En mi lengua materna, “perder el tiempo” se dice “denbora galdu”, y tiene el muy preciso significado de haber dedicado tiempo a una labor que no fructifica en la consecución del propósito con el que originalmente se inició (“perder el tiempo en balde”). Así, perdemos el tiempo si nos esforzamos en nuestro trabajo, pero el ascenso le llega a alguien más; si cortejamos prolongadamente a quien decide que hay mejores prospectos; si escribimos quinientas páginas que nadie nos quiere publicar. En suma, si dedicamos tiempo a algo sin obtener un beneficio o un fin ulterior, lo que coincide con la segunda acepción del Diccionario de la Real Academia: trabajar en vano.

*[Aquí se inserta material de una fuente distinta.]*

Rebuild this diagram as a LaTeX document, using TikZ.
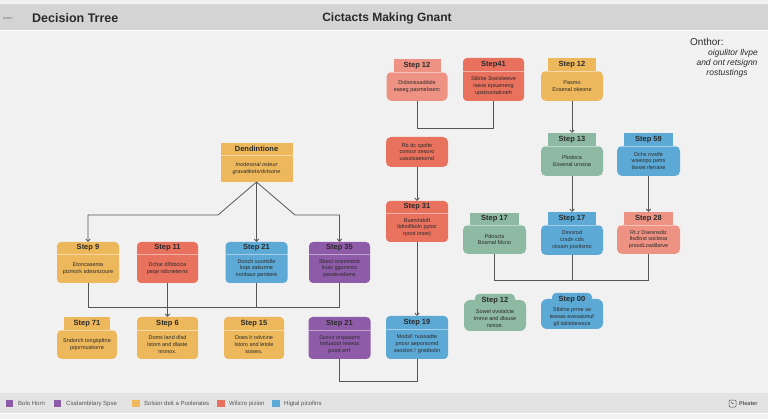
\documentclass[tikz,border=0pt]{standalone}
\usepackage{fontspec}
\setmainfont{Liberation Sans}
\usetikzlibrary{arrows.meta,calc}
\definecolor{bgc}{HTML}{F1F1F1}
\definecolor{hdr}{HTML}{D4D4D4}
\definecolor{ftr}{HTML}{E3E3E3}
\definecolor{cyel}{HTML}{EDB85C}
\definecolor{cred}{HTML}{E8725E}
\definecolor{csal}{HTML}{EE9383}
\definecolor{cblu}{HTML}{5DA9D5}
\definecolor{cpur}{HTML}{8E5BA8}
\definecolor{cgrn}{HTML}{8EB9A2}
\definecolor{lnc}{HTML}{555555}
\definecolor{txc}{HTML}{2A2A2A}

\tikzset{
 titletext/.style={font=\bfseries\fontsize{7.5}{8}\selectfont, text=txc, inner sep=0},
 bodytext/.style={font=\fontsize{5.5}{6.8}\selectfont, text=txc, align=center, inner sep=0},
 sepline/.style={draw=white, draw opacity=0.45, line width=0.6pt},
 conn/.style={draw=lnc, line width=0.8pt},
 arr/.style={-{Straight Barb[length=2.5pt,width=4.5pt]}},
 frame/.style={inner sep=0, outer sep=0},
 legtext/.style={font=\fontsize{6}{7}\selectfont, text=txc!80, anchor=west, inner sep=0},
 legsq/.style={inner sep=0, minimum size=7.5pt},
}

% name, cx, top, w, h, header h, colour, title, body
\newcommand{\FullBox}[9]{%
 \node[frame, fill=#7, rounded corners=4pt, minimum width=#4pt, minimum height=#5pt] (#1) at (#2,{#3+#5/2}) {};
 \draw[sepline] ({#2-#4/2},{#3+#6}) -- ({#2+#4/2},{#3+#6});
 \node[titletext] at (#2,{#3+#6/2}) {#8};
 \node[bodytext] at (#2,{#3+#6+(#5-#6)/2}) {#9};
}
\newcommand{\TabBox}[9]{%
 \node[frame, minimum width=#4pt, minimum height=#5pt] (#1) at (#2,{#3+#5/2}) {};
 \fill[#7] ({#2-#4/2+7},#3) rectangle ({#2+#4/2-7},{#3+#6+4});
 \fill[#7, rounded corners=5pt] ({#2-#4/2},{#3+#6}) rectangle ({#2+#4/2},{#3+#5});
 \draw[sepline] ({#2-#4/2+4},{#3+#6}) -- ({#2+#4/2-4},{#3+#6});
 \node[titletext] at (#2,{#3+#6/2}) {#8};
 \node[bodytext] at (#2,{#3+#6+(#5-#6)/2}) {#9};
}
% name, cx, top, w, h, colour, title, body
\newcommand{\CloudBox}[8]{%
 \node[frame, minimum width=#4pt, minimum height=#5pt] (#1) at (#2,{#3+#5/2}) {};
 \fill[#6, rounded corners=4pt] ({#2-#4/2+11},#3) rectangle ({#2+#4/2-11},{#3+14});
 \fill[#6, rounded corners=6pt] ({#2-#4/2},{#3+6}) rectangle ({#2+#4/2},{#3+#5});
 \node[titletext] at (#2,{#3+7}) {#7};
 \node[bodytext] at (#2,{#3+12+(#5-12)/2}) {#8};
}

\begin{document}
\begin{tikzpicture}[x=1pt, y=-1pt]
\useasboundingbox (0,0) rectangle (768,419);
\fill[bgc] (0,0) rectangle (768,419);

% header bar
\fill[hdr] (0,5) rectangle (768,30);
\draw[white, line width=1pt] (0,31) -- (768,31);
\draw[white!85!black, line width=0.5pt] (0,4.5) -- (768,4.5);
\node[font=\fontsize{3}{3}\selectfont, text=txc!70, anchor=west, inner sep=0] (hdrtag) at (3,18) {BEBRY};
\node[font=\bfseries\fontsize{12.5}{14}\selectfont, text=txc, anchor=west, inner sep=0] (hdrtitle) at (32,18) {Decision Trree};
\node[font=\bfseries\fontsize{12}{13}\selectfont, text=txc, inner sep=0] (hdrmid) at (387,18) {Cictacts Making Gnant};

% note
\node[font=\fontsize{10}{11}\selectfont, text=txc, anchor=west, inner sep=0] (note) at (690,42) {Onthor:};
\node[font=\itshape\fontsize{8.5}{10}\selectfont, text=txc, align=center, inner sep=0] (notebody) at (727,63) {\hspace*{12pt}oigulitor llvpe\\and ont retsignn\\rostustings};

% root
\node[frame, fill=cyel, minimum width=72pt, minimum height=39pt] (root) at (256.5,162.5) {};
\draw[sepline] (220.5,155) -- (292.5,155);
\node[titletext] at (256.5,149) {Dendintione};
\node[bodytext, font=\itshape\fontsize{5.5}{6.8}\selectfont] at (256.5,168.5) {Inodesinal osteur\\gravatiketsrdvtsone};

% row 1
\FullBox{s9}{88}{242}{62}{41}{12}{cyel}{Step 9}{Etoncasenta\\pizmork sdesnizoure}
\FullBox{s11}{167.5}{242}{61}{41}{12}{cred}{Step 11}{Dchar d!lbbcice\\peqe ndoneterns}
\FullBox{s21a}{256.5}{242}{62}{41}{12}{cblu}{Step 21}{Donch vuortslle\\loqe satiurme\\nonbaur pentiere}
\FullBox{s35}{339.5}{242}{61}{41}{12}{cpur}{Step 35}{Sbect rosnimestt\\loiav ggonsros\\pesdeveltens}

% row 2
\TabBox{s71}{87}{317}{60}{42}{13}{cyel}{Step 71}{Sndorch tongiqdtne\\pqormuskorre}
\FullBox{s6}{167.5}{317}{61}{42}{13}{cyel}{Step 6}{Doms land dlsd\\lstom and dlaste\\nronox.}
\FullBox{s15}{254}{317}{60}{42}{13}{cyel}{Step 15}{Does lr odvcine\\lstoro and letole\\soises.}
\FullBox{s21b}{339.5}{317}{62}{42}{13}{cpur}{Step 21}{Suovir orqaaarro\\Inrluaoot reseos\\pood errt}

% middle column
\TabBox{s12a}{417}{59}{61}{42}{13}{csal}{Step 12}{Didionssaddsle\\easeg pasmebserc}
\FullBox{s41}{493.5}{58}{61}{43}{13}{cred}{Step41}{Stibbe 3oeistieeve\\iseoe epiueneng\\upstzootalcoeh}
\node[frame, fill=cred, rounded corners=5pt, minimum width=62pt, minimum height=30pt] (rb) at (417,152) {};
\node[bodytext] at (rb) {Rb dc cpolte\\conoor zesoro\\uasstsaetornd};
\FullBox{s31}{417}{201}{62}{41}{12}{cred}{Step 31}{Buenindoft\\ltdnollboln pytoc\\rpoot imoe)}
\FullBox{s19}{417}{316}{62}{43}{13}{cblu}{Step 19}{Modsl! nussadte\\pnosr aeporsomd\\ssoston ! gnstbotin}

% right columns
\TabBox{s12b}{572}{58}{62}{43}{13}{cyel}{Step 12}{Pasmo\\Exsenal okeone}
\TabBox{s13}{572}{133}{62}{43}{13}{cgrn}{Step 13}{Plodoca\\Exsenal urosna}
\TabBox{s59}{648.5}{133}{63}{43}{13}{cblu}{Step 59}{Dchs nvstfe\\wseiopo petrs\\tiwset rlenane}
\TabBox{s17a}{494.5}{213}{63}{41}{12}{cgrn}{Step 17}{Pdoscts\\Bosmal Mcno}
\TabBox{s17b}{572}{212}{62}{43}{13}{cblu}{Step 17}{Dsvsrod\\crsdn cds\\cksam povtlsmo}
\TabBox{s28}{648.5}{212}{63}{42}{13}{csal}{Step 28}{Rt.z Dsesnsdiz\\Ilsdlost socleoa\\prsodLoadibeve}
\CloudBox{s12c}{495}{294}{62}{37}{cgrn}{Step 12}{Sowel ovolalcte\\tmroe and dlouse\\rsnioe.}
\CloudBox{s00}{572}{293}{62}{36}{cblu}{Step 00}{Stbilne prme se\\leesas evesasmuf\\gil italisbewsca}

% connectors: left tree
\coordinate (j1) at (218,215);
\coordinate (j2) at (295,215);
\draw[conn, arr] (root.south) -- (j1) -| (s9.north);
\draw[conn, arr] (root.south) -- (s21a.north);
\draw[conn, arr] (root.south) -- (j2) -| (s35.north);
\coordinate (b1) at (88,307);
\coordinate (b2) at (339.5,307);
\draw[conn] (s9.south) -- (b1) -- (b2) -- (s35.south);
\draw[conn] (s21a.south) -- (s21a.south |- b1);
\draw[conn, arr] (s11.south) -- (s6.north);
\coordinate (u1) at (339.5,381);
\draw[conn] (s21b.south) -- (u1) -| (s19.south);

% connectors: middle
\coordinate (u2) at (417,128);
\draw[conn] (s12a.south) -- (u2) -| (s41.south);
\draw[conn, arr] (rb.south) -- (s31.north);
\draw[conn, arr] (s31.south) -- (s19.north);

% connectors: right
\draw[conn, arr] (s12b.south) -- (s13.north);
\draw[conn, arr] (s13.south) -- (s17b.north);
\draw[conn, arr] (s59.south) -- (s28.north);
\coordinate (u3) at (494.5,280);
\draw[conn] (s17a.south) -- (u3) -| (s28.south);
\draw[conn] (s17b.south) -- (s17b.south |- u3);

% footer legend
\fill[ftr] (0,393) rectangle (768,413);
\draw[white, line width=0.8pt] (0,413.5) -- (768,413.5);
\node[legsq, fill=cpur] (lg1) at (9.5,403.5) {};
\node[legtext] (lt1) at (18,403.5) {Bolo Horn};
\node[legsq, fill=cpur] (lg2) at (57.5,403.5) {};
\node[legtext] (lt2) at (66,403.5) {Ciudambitary Spse};
\node[legsq, fill=cyel] (lg3) at (136,403.5) {};
\node[legtext] (lt3) at (144,403.5) {Solsior deit a Poolerates};
\node[legsq, fill=cred] (lg4) at (221,403.5) {};
\node[legtext] (lt4) at (229,403.5) {Wilicro pizion};
\node[legsq, fill=cblu] (lg5) at (276,403.5) {};
\node[legtext] (lt5) at (284,403.5) {Higtal picofins};
\node[draw=txc!80, line width=0.5pt, rounded corners=1pt, minimum size=7pt, inner sep=0] (icon) at (732.5,403.5) {};
\draw[txc!80, line width=0.4pt] (731,402) -- (733,404) -- (734,403.5);
\node[legtext, font=\bfseries\fontsize{5.5}{6}\selectfont] (lt6) at (739,403.5) {Pleater};
\end{tikzpicture}
\end{document}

Pero “perder el tiempo” también alude a no aprovecharlo, a dejarlo pasar sin realizar lo que se puede o se debe. En este último caso, hablamos de procrastinación, es decir, la posposición injustificada y voluntaria de una tarea pendiente. Este es un fenómeno tan humano y común que, fuera del 15% o 20% de procrastinadores crónicos, es difícil tildarlo de problema o aún caracterizar su naturaleza (¿psicológico?, ¿moral?…). Pero aún los procrastinadores profesionales, cuando no están haciendo lo que deben, están haciendo otra cosa: lo que quieren o lo que pueden. ¿Por qué decimos, entonces, que “pierden el tiempo”?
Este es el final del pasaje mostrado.